Data provided:

--

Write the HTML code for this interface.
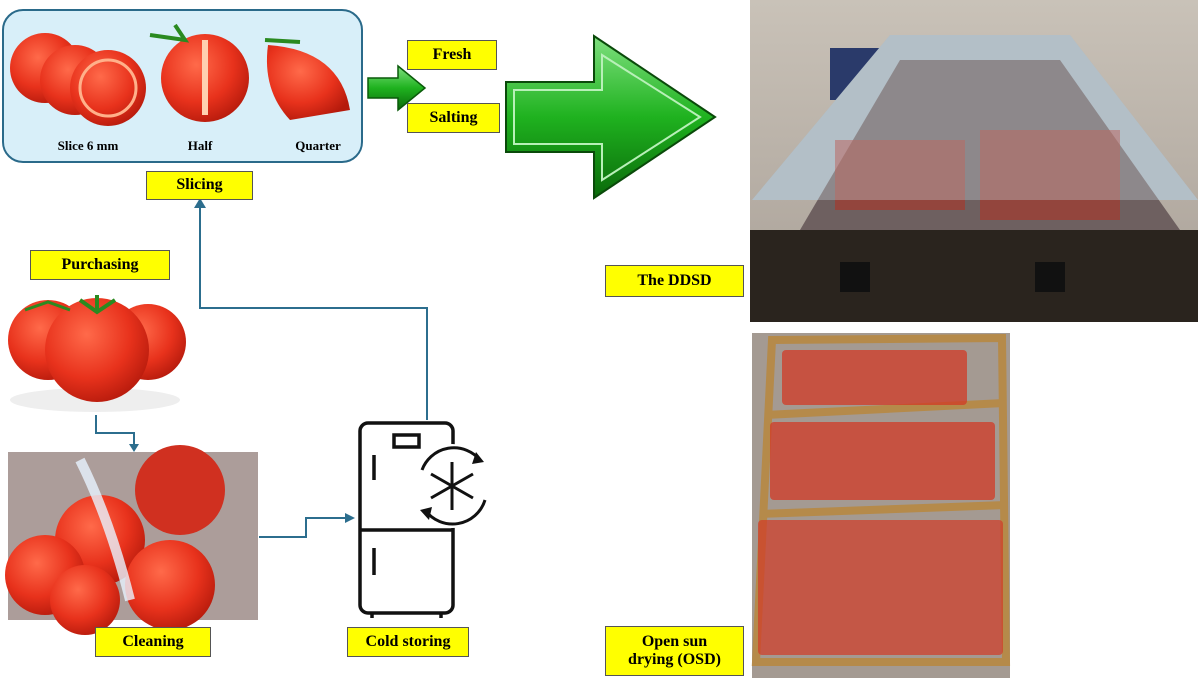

--

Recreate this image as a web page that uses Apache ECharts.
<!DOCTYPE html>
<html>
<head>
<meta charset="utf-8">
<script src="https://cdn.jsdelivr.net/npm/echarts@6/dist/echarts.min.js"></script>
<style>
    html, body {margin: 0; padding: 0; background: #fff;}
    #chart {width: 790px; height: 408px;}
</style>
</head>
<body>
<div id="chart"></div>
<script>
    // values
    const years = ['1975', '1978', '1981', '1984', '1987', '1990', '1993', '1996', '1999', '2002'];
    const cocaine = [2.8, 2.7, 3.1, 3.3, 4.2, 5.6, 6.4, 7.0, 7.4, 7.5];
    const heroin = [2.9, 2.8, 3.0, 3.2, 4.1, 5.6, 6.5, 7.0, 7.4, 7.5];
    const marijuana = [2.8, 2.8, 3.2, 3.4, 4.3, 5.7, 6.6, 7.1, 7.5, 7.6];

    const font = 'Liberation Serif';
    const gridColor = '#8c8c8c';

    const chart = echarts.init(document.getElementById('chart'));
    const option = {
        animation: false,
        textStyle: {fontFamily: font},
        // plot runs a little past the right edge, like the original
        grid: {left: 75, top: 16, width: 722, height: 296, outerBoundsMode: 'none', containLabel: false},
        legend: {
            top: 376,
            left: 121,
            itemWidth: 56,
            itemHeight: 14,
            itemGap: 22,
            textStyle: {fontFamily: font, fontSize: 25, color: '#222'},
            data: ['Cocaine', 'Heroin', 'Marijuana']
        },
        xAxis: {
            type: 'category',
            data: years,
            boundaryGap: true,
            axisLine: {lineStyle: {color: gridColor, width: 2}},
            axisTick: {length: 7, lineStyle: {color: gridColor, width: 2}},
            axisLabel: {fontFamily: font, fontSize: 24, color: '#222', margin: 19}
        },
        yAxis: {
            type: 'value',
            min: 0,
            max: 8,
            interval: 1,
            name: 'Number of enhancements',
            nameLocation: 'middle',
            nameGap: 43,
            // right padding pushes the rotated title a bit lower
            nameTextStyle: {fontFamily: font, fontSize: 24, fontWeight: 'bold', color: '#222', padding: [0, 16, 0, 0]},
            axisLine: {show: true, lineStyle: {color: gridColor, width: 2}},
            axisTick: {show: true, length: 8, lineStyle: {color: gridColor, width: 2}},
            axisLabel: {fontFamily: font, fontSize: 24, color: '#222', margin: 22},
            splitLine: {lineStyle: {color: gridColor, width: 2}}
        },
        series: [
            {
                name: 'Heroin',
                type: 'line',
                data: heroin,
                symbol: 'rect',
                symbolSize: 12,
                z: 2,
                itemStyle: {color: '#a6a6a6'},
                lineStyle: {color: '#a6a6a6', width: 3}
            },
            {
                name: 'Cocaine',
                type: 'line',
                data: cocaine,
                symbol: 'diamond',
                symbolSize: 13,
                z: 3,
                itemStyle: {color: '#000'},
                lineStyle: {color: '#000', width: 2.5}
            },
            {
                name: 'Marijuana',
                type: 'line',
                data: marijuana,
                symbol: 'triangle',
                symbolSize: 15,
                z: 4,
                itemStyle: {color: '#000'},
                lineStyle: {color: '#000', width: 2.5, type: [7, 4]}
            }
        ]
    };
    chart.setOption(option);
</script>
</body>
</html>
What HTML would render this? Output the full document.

--

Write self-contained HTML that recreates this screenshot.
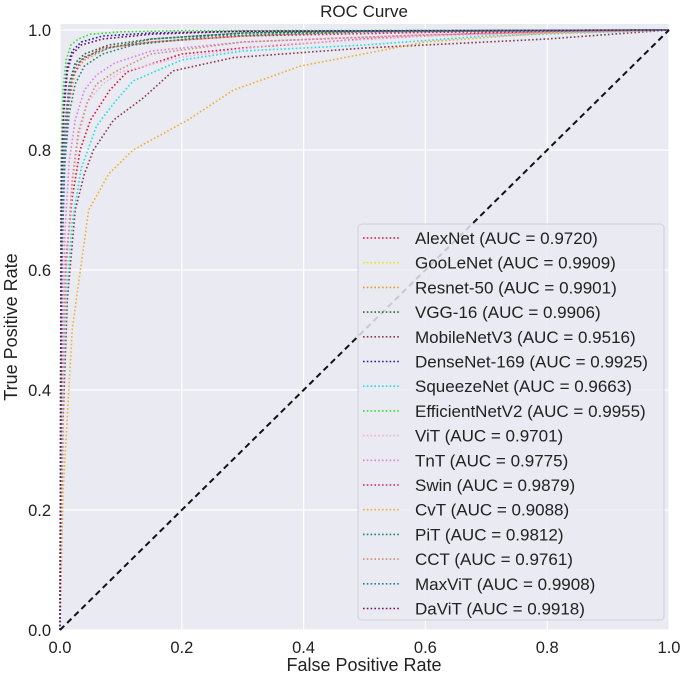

--

The request: Everything from the line that contains "Recreate this image" to the line that contains "const gridColor = '#8c8c8c';" must be transcribed exactly, both end lines included.

Result of this task:
Recreate this image as a web page that uses Apache ECharts.
<!DOCTYPE html>
<html>
<head>
<meta charset="utf-8">
<script src="https://cdn.jsdelivr.net/npm/echarts@6/dist/echarts.min.js"></script>
<style>
    html, body {margin: 0; padding: 0; background: #fff;}
    #chart {width: 790px; height: 408px;}
</style>
</head>
<body>
<div id="chart"></div>
<script>
    // values
    const years = ['1975', '1978', '1981', '1984', '1987', '1990', '1993', '1996', '1999', '2002'];
    const cocaine = [2.8, 2.7, 3.1, 3.3, 4.2, 5.6, 6.4, 7.0, 7.4, 7.5];
    const heroin = [2.9, 2.8, 3.0, 3.2, 4.1, 5.6, 6.5, 7.0, 7.4, 7.5];
    const marijuana = [2.8, 2.8, 3.2, 3.4, 4.3, 5.7, 6.6, 7.1, 7.5, 7.6];

    const font = 'Liberation Serif';
    const gridColor = '#8c8c8c';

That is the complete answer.